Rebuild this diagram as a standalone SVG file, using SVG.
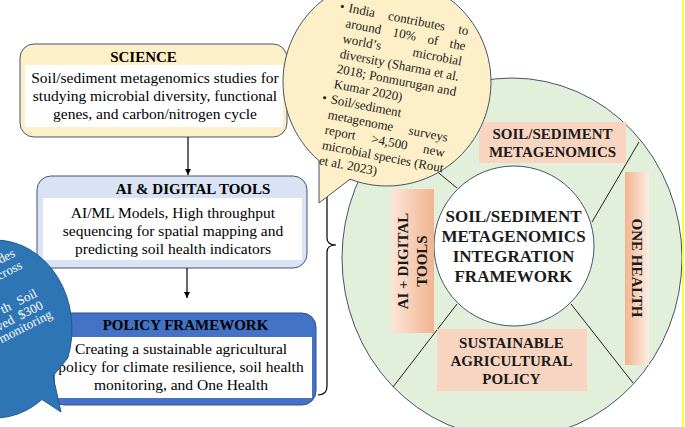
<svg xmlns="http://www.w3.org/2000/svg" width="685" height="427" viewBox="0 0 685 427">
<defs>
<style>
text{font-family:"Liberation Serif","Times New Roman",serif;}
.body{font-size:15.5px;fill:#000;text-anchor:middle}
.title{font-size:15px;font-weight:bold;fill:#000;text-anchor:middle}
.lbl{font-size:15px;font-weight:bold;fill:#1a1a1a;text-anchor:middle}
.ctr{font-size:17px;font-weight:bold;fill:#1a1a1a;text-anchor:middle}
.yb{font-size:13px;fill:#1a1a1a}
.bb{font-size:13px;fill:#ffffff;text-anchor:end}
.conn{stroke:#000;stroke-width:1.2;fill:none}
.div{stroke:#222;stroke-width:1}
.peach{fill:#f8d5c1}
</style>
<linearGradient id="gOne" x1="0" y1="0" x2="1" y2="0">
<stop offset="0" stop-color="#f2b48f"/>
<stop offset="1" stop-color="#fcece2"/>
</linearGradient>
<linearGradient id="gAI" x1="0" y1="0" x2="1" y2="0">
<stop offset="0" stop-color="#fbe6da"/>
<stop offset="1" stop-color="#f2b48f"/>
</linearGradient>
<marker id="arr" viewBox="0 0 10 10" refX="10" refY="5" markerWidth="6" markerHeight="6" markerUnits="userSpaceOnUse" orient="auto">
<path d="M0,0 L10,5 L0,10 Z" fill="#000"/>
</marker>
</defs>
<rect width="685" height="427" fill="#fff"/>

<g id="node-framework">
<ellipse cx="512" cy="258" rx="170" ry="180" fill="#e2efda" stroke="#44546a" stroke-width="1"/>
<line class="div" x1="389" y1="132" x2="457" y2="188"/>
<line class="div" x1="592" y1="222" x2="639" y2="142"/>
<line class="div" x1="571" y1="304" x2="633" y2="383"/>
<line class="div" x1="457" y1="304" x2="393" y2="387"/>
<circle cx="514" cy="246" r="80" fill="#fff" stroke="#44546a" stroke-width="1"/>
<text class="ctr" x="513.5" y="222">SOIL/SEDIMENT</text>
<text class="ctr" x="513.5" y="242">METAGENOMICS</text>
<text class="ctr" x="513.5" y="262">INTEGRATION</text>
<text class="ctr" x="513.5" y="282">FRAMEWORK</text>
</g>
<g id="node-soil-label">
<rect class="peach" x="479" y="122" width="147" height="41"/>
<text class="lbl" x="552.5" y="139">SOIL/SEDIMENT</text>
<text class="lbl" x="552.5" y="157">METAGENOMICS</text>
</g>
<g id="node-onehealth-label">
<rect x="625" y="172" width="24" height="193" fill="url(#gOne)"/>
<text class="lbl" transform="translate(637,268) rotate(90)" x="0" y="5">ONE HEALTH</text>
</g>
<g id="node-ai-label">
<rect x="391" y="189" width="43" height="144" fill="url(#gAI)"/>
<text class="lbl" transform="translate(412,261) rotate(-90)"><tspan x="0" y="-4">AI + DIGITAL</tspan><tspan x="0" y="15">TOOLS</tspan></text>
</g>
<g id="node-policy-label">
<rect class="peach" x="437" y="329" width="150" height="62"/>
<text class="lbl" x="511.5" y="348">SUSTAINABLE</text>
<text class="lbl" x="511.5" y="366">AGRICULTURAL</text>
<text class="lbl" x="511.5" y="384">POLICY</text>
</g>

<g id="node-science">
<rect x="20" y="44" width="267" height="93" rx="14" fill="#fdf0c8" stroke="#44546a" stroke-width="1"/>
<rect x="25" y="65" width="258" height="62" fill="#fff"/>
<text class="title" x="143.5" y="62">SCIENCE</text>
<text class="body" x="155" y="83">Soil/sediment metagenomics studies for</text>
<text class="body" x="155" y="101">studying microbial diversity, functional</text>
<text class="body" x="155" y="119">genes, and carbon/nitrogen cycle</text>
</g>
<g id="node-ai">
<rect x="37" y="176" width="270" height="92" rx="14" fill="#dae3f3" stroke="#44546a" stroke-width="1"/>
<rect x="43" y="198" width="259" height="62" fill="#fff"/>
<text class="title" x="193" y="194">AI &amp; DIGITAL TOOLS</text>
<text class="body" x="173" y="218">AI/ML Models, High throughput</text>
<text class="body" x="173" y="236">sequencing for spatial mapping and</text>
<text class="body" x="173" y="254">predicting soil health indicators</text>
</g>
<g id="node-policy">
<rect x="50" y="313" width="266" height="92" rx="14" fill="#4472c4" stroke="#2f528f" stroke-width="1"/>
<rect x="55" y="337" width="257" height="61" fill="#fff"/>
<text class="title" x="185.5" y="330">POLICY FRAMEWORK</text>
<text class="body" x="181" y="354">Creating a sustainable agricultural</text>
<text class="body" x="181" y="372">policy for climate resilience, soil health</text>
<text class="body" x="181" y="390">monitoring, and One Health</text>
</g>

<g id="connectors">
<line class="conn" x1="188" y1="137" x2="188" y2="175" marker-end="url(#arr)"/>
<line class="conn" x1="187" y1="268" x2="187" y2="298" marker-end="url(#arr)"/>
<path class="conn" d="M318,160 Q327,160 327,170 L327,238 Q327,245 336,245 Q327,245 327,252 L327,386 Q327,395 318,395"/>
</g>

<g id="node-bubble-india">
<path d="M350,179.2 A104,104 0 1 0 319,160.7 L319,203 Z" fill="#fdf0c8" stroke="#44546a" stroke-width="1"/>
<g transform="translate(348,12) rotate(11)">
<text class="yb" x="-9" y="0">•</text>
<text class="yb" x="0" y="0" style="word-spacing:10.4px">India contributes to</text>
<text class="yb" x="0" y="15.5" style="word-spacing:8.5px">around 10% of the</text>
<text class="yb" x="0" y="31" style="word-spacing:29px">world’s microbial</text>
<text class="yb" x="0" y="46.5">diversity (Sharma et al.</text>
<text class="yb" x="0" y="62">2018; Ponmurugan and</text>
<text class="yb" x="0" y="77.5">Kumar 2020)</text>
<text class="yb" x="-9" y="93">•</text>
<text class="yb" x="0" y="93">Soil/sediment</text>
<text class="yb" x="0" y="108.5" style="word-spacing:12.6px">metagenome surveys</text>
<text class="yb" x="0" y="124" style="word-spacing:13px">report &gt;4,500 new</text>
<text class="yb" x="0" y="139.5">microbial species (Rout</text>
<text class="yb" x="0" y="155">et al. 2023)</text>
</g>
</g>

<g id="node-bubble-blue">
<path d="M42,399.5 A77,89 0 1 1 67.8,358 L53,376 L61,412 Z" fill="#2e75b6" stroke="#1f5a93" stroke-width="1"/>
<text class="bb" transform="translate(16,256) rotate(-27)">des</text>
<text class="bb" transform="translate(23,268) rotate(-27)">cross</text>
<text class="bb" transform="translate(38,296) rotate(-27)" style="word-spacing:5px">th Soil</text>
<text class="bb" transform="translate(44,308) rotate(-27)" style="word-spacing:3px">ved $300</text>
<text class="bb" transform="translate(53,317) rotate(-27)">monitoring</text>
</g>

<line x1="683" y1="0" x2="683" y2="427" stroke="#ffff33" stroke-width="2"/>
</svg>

**EXERCISE OBJECTIVE**
Copy the material above in full and exactly, skipping pictures.

**RESPONSE TO THIS EXERCISE**
Rebuild this diagram as a standalone SVG file, using SVG.
<svg xmlns="http://www.w3.org/2000/svg" width="685" height="427" viewBox="0 0 685 427">
<defs>
<style>
text{font-family:"Liberation Serif","Times New Roman",serif;}
.body{font-size:15.5px;fill:#000;text-anchor:middle}
.title{font-size:15px;font-weight:bold;fill:#000;text-anchor:middle}
.lbl{font-size:15px;font-weight:bold;fill:#1a1a1a;text-anchor:middle}
.ctr{font-size:17px;font-weight:bold;fill:#1a1a1a;text-anchor:middle}
.yb{font-size:13px;fill:#1a1a1a}
.bb{font-size:13px;fill:#ffffff;text-anchor:end}
.conn{stroke:#000;stroke-width:1.2;fill:none}
.div{stroke:#222;stroke-width:1}
.peach{fill:#f8d5c1}
</style>
<linearGradient id="gOne" x1="0" y1="0" x2="1" y2="0">
<stop offset="0" stop-color="#f2b48f"/>
<stop offset="1" stop-color="#fcece2"/>
</linearGradient>
<linearGradient id="gAI" x1="0" y1="0" x2="1" y2="0">
<stop offset="0" stop-color="#fbe6da"/>
<stop offset="1" stop-color="#f2b48f"/>
</linearGradient>
<marker id="arr" viewBox="0 0 10 10" refX="10" refY="5" markerWidth="6" markerHeight="6" markerUnits="userSpaceOnUse" orient="auto">
<path d="M0,0 L10,5 L0,10 Z" fill="#000"/>
</marker>
</defs>
<rect width="685" height="427" fill="#fff"/>

<g id="node-framework">
<ellipse cx="512" cy="258" rx="170" ry="180" fill="#e2efda" stroke="#44546a" stroke-width="1"/>
<line class="div" x1="389" y1="132" x2="457" y2="188"/>
<line class="div" x1="592" y1="222" x2="639" y2="142"/>
<line class="div" x1="571" y1="304" x2="633" y2="383"/>
<line class="div" x1="457" y1="304" x2="393" y2="387"/>
<circle cx="514" cy="246" r="80" fill="#fff" stroke="#44546a" stroke-width="1"/>
<text class="ctr" x="513.5" y="222">SOIL/SEDIMENT</text>
<text class="ctr" x="513.5" y="242">METAGENOMICS</text>
<text class="ctr" x="513.5" y="262">INTEGRATION</text>
<text class="ctr" x="513.5" y="282">FRAMEWORK</text>
</g>
<g id="node-soil-label">
<rect class="peach" x="479" y="122" width="147" height="41"/>
<text class="lbl" x="552.5" y="139">SOIL/SEDIMENT</text>
<text class="lbl" x="552.5" y="157">METAGENOMICS</text>
</g>
<g id="node-onehealth-label">
<rect x="625" y="172" width="24" height="193" fill="url(#gOne)"/>
<text class="lbl" transform="translate(637,268) rotate(90)" x="0" y="5">ONE HEALTH</text>
</g>
<g id="node-ai-label">
<rect x="391" y="189" width="43" height="144" fill="url(#gAI)"/>
<text class="lbl" transform="translate(412,261) rotate(-90)"><tspan x="0" y="-4">AI + DIGITAL</tspan><tspan x="0" y="15">TOOLS</tspan></text>
</g>
<g id="node-policy-label">
<rect class="peach" x="437" y="329" width="150" height="62"/>
<text class="lbl" x="511.5" y="348">SUSTAINABLE</text>
<text class="lbl" x="511.5" y="366">AGRICULTURAL</text>
<text class="lbl" x="511.5" y="384">POLICY</text>
</g>

<g id="node-science">
<rect x="20" y="44" width="267" height="93" rx="14" fill="#fdf0c8" stroke="#44546a" stroke-width="1"/>
<rect x="25" y="65" width="258" height="62" fill="#fff"/>
<text class="title" x="143.5" y="62">SCIENCE</text>
<text class="body" x="155" y="83">Soil/sediment metagenomics studies for</text>
<text class="body" x="155" y="101">studying microbial diversity, functional</text>
<text class="body" x="155" y="119">genes, and carbon/nitrogen cycle</text>
</g>
<g id="node-ai">
<rect x="37" y="176" width="270" height="92" rx="14" fill="#dae3f3" stroke="#44546a" stroke-width="1"/>
<rect x="43" y="198" width="259" height="62" fill="#fff"/>
<text class="title" x="193" y="194">AI &amp; DIGITAL TOOLS</text>
<text class="body" x="173" y="218">AI/ML Models, High throughput</text>
<text class="body" x="173" y="236">sequencing for spatial mapping and</text>
<text class="body" x="173" y="254">predicting soil health indicators</text>
</g>
<g id="node-policy">
<rect x="50" y="313" width="266" height="92" rx="14" fill="#4472c4" stroke="#2f528f" stroke-width="1"/>
<rect x="55" y="337" width="257" height="61" fill="#fff"/>
<text class="title" x="185.5" y="330">POLICY FRAMEWORK</text>
<text class="body" x="181" y="354">Creating a sustainable agricultural</text>
<text class="body" x="181" y="372">policy for climate resilience, soil health</text>
<text class="body" x="181" y="390">monitoring, and One Health</text>
</g>

<g id="connectors">
<line class="conn" x1="188" y1="137" x2="188" y2="175" marker-end="url(#arr)"/>
<line class="conn" x1="187" y1="268" x2="187" y2="298" marker-end="url(#arr)"/>
<path class="conn" d="M318,160 Q327,160 327,170 L327,238 Q327,245 336,245 Q327,245 327,252 L327,386 Q327,395 318,395"/>
</g>

<g id="node-bubble-india">
<path d="M350,179.2 A104,104 0 1 0 319,160.7 L319,203 Z" fill="#fdf0c8" stroke="#44546a" stroke-width="1"/>
<g transform="translate(348,12) rotate(11)">
<text class="yb" x="-9" y="0">•</text>
<text class="yb" x="0" y="0" style="word-spacing:10.4px">India contributes to</text>
<text class="yb" x="0" y="15.5" style="word-spacing:8.5px">around 10% of the</text>
<text class="yb" x="0" y="31" style="word-spacing:29px">world’s microbial</text>
<text class="yb" x="0" y="46.5">diversity (Sharma et al.</text>
<text class="yb" x="0" y="62">2018; Ponmurugan and</text>
<text class="yb" x="0" y="77.5">Kumar 2020)</text>
<text class="yb" x="-9" y="93">•</text>
<text class="yb" x="0" y="93">Soil/sediment</text>
<text class="yb" x="0" y="108.5" style="word-spacing:12.6px">metagenome surveys</text>
<text class="yb" x="0" y="124" style="word-spacing:13px">report &gt;4,500 new</text>
<text class="yb" x="0" y="139.5">microbial species (Rout</text>
<text class="yb" x="0" y="155">et al. 2023)</text>
</g>
</g>

<g id="node-bubble-blue">
<path d="M42,399.5 A77,89 0 1 1 67.8,358 L53,376 L61,412 Z" fill="#2e75b6" stroke="#1f5a93" stroke-width="1"/>
<text class="bb" transform="translate(16,256) rotate(-27)">des</text>
<text class="bb" transform="translate(23,268) rotate(-27)">cross</text>
<text class="bb" transform="translate(38,296) rotate(-27)" style="word-spacing:5px">th Soil</text>
<text class="bb" transform="translate(44,308) rotate(-27)" style="word-spacing:3px">ved $300</text>
<text class="bb" transform="translate(53,317) rotate(-27)">monitoring</text>
</g>

<line x1="683" y1="0" x2="683" y2="427" stroke="#ffff33" stroke-width="2"/>
</svg>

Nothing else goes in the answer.